__Work to complete__. Repeat the records below exactly, from the first line through the line containing "47: Thermal Flux", and leave out any pictures.

__Entries with chart source code__.
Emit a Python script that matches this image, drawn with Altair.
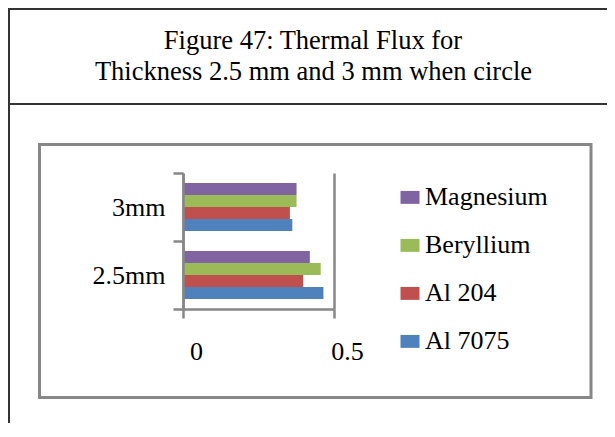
import altair as alt
import pandas as pd

# ---- data ----
categories = ["3mm", "2.5mm"]
materials = ["Magnesium", "Beryllium", "Al 204", "Al 7075"]
values_3mm = [0.376, 0.376, 0.354, 0.362]
values_2_5mm = [0.420, 0.456, 0.398, 0.465]
colors = ["#8064A2", "#9BBB59", "#C0504D", "#4F81BD"]
x_ticks = [0, 0.5]
title_lines = ["Figure 47: Thermal Flux for", "Thickness 2.5 mm and 3 mm when circle"]

rows = []
for cat, vals in zip(categories, [values_3mm, values_2_5mm]):
    for m, v in zip(materials, vals):
        rows.append({"thickness": cat, "material": m, "flux": v})
df = pd.DataFrame(rows)
one = pd.DataFrame({"k": [0]})

FONT = "Liberation Serif"
GREY = "#878787"
DARK = "#333333"

bars = alt.Chart(df).mark_bar().encode(
    y=alt.Y(
        "thickness:N",
        sort=categories,
        scale=alt.Scale(paddingInner=0, paddingOuter=0),
        axis=alt.Axis(
            title=None, domainColor=GREY, domainWidth=2.5, tickColor=GREY,
            tickWidth=2.5, tickSize=10, tickBand="extent", labelFont=FONT,
            labelFontSize=26, labelColor="black", labelPadding=8, grid=False,
            zindex=1,
        ),
    ),
    yOffset=alt.YOffset(
        "material:N", sort=materials,
        scale=alt.Scale(paddingInner=0, paddingOuter=0.83),
    ),
    x=alt.X(
        "flux:Q",
        scale=alt.Scale(domain=[0, 0.5], nice=False),
        axis=alt.Axis(
            title=None, values=x_ticks, format="~g", domainColor=GREY,
            domainWidth=2.5, tickColor=GREY, tickWidth=2.5, tickSize=9,
            grid=True, gridColor=GREY, gridWidth=2.5, gridOpacity=1,
            labelFont=FONT, labelFontSize=26, labelColor="black",
            labelFlush=False, labelOffset=13, labelBaseline="alphabetic",
            labelPadding=41,
        ),
    ),
    color=alt.Color(
        "material:N",
        scale=alt.Scale(domain=materials, range=colors),
        legend=alt.Legend(
            title=None, orient="none", legendX=214, legendY=11.4,
            symbolType="M-1,-0.68H1V0.68H-1Z", symbolSize=361,
            symbolStrokeWidth=0, labelFont=FONT, labelFontSize=26,
            labelOffset=2, rowPadding=22, padding=0, labelColor="black",
            labelLimit=300,
        ),
    ),
)

box = alt.Chart(one).mark_rect(fill="transparent", stroke=GREY, strokeWidth=3).encode(
    x=alt.value(-143.5), x2=alt.value(408), y=alt.value(-28.5), y2=alt.value(224.5)
)
left_border = alt.Chart(one).mark_rule(color=DARK, strokeWidth=2).encode(
    x=alt.value(-174), x2=alt.value(-174), y=alt.value(-165), y2=alt.value(250)
)
top_border = alt.Chart(one).mark_rule(color=DARK, strokeWidth=2).encode(
    x=alt.value(-174), x2=alt.value(424), y=alt.value(-164), y2=alt.value(-164)
)
sep = alt.Chart(one).mark_rule(color=DARK, strokeWidth=2).encode(
    x=alt.value(-174), x2=alt.value(424), y=alt.value(-69), y2=alt.value(-69)
)
t1 = alt.Chart(one).mark_text(
    text=title_lines[0], font=FONT, fontSize=26.5, align="center",
    baseline="alphabetic", color="black",
).encode(x=alt.value(130), y=alt.value(-123.7))
t2 = alt.Chart(one).mark_text(
    text=title_lines[1], font=FONT, fontSize=26.5, align="center",
    baseline="alphabetic", color="black",
).encode(x=alt.value(130.5), y=alt.value(-93))

chart = alt.layer(box, left_border, top_border, sep, t1, t2, bars).properties(
    width=151,
    height=136,
    padding={"left": 175, "top": 165, "right": 273, "bottom": 114},
    autosize=alt.AutoSizeParams(type="none"),
).configure_view(stroke=None).configure_legend(
    labelFont=FONT, labelFontSize=26, labelColor="black"
)

chart.save("out.html", embed_options={"renderer": "svg", "actions": False})
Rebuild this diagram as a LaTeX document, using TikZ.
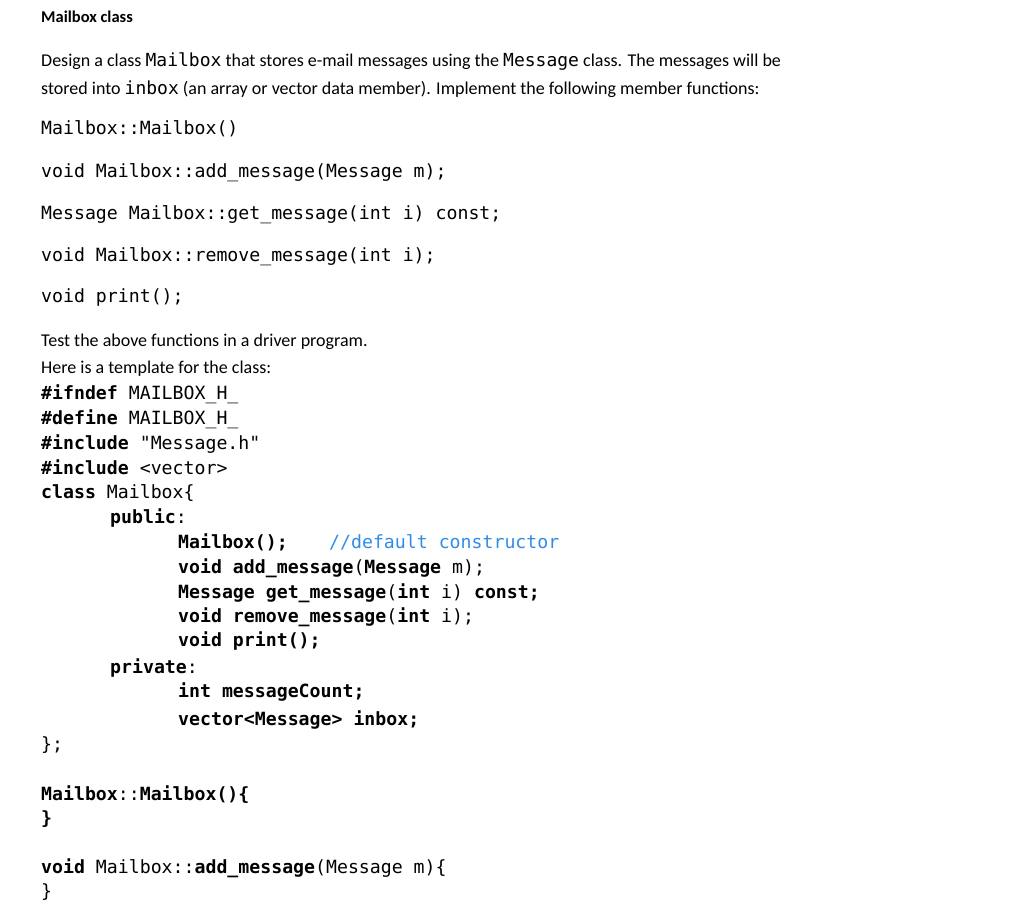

__Result below__.
Emit a Python script that matches this image, drawn with Altair.
import altair as alt
import pandas as pd

# ---- data ----
categories = ["3mm", "2.5mm"]
materials = ["Magnesium", "Beryllium", "Al 204", "Al 7075"]
values_3mm = [0.376, 0.376, 0.354, 0.362]
values_2_5mm = [0.420, 0.456, 0.398, 0.465]
colors = ["#8064A2", "#9BBB59", "#C0504D", "#4F81BD"]
x_ticks = [0, 0.5]
title_lines = ["Figure 47: Thermal Flux for", "Thickness 2.5 mm and 3 mm when circle"]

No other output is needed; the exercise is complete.